Experts say additional mental health support will be needed when Merseyside pupils return to school on March 8.

The date was announced on Monday as part of the government’s roadmap to ending lockdown.

However, despite a clear need for children to return to an educational setting, mental health professionals are concerned about the impact on pupils and teachers.

Meg Riley, Children’s Wellbeing Practitioner at Liverpool’s Young Person’s Advisory Service (YPAS) said additional emotional support is crucial.

Ms Riley, 28, said the most prominent issue they faced over lockdown was parents struggling with their child’s behaviour.

However, getting back into a routine will also be difficult and could provoke anxiety in children and young people.

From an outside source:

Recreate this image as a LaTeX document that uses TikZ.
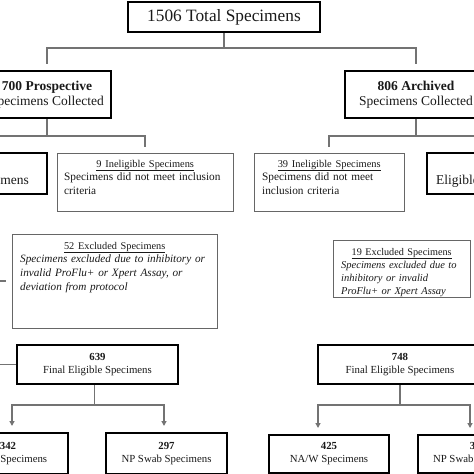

Ms Riley is preparing for a surge in the use of services when children return to school.

She said: “With home-schooling, a lot of young people just haven’t been doing it.

“Now they are actually going to have to go back into school and learn and do their exams.

“Realistically they have probably missed out on about nine months to a year of learning.”

Empty park
The lockdown is set to ease

YPAS provide support to children and their families through counselling, therapy and practical support.

But it is not just the pupils’ mental health at risk.

The Wellbeing Practitioner said plans need to be in place for teaching staff too.

She said: “I think teachers particularly are going to be under a lot of pressure. 

“It’s going to create a really hostile and stressful environment which I think the young people project.

“We need mental health support for teachers as well, that needs to happen!”

Education Secretary Gavin Williamson wrote an open letter covering proposed return dates, testing and safety measures.

However, the letter failed to mention additional emotional support for staff and students.

Yesterday, he held the Downing Street coronavirus briefing with Jenny Harries, Deputy Chief Medical Officer.

He said: “No child should have their prospects blighted by the pandemic and I am determined that this isn’t going to happen.”

Jenny Harries, who also attended yesterdays’ briefing said: “We know that mental health has deteriorated for many children.

“Rates of referrals for Children’s mental health had increased anyway in recent years.

“But certainly it has increased again during the pandemic.”

During yesterday’s briefing, Gavin Williamson suggested schools use government funding ‘flexibly’.

He also said that this could include using funds for ‘wellbeing-led activities’ as well as those that are ‘education-led’.

Boris Johnson has pledged a total of £700 million to support the catch-up programme.

Boris Johnson
Boris Johnson: Picture by Andrew Parsons / No 10 Downing Street

The Prime Minister said: “Our top priority is to get schools open again.

“Once they are, we will make sure that teachers and students are equipped with the resources and the time they need to make up for lost learning.”

It is not yet clear how the catch-up funds will be spent, or if plans will include mental-health support.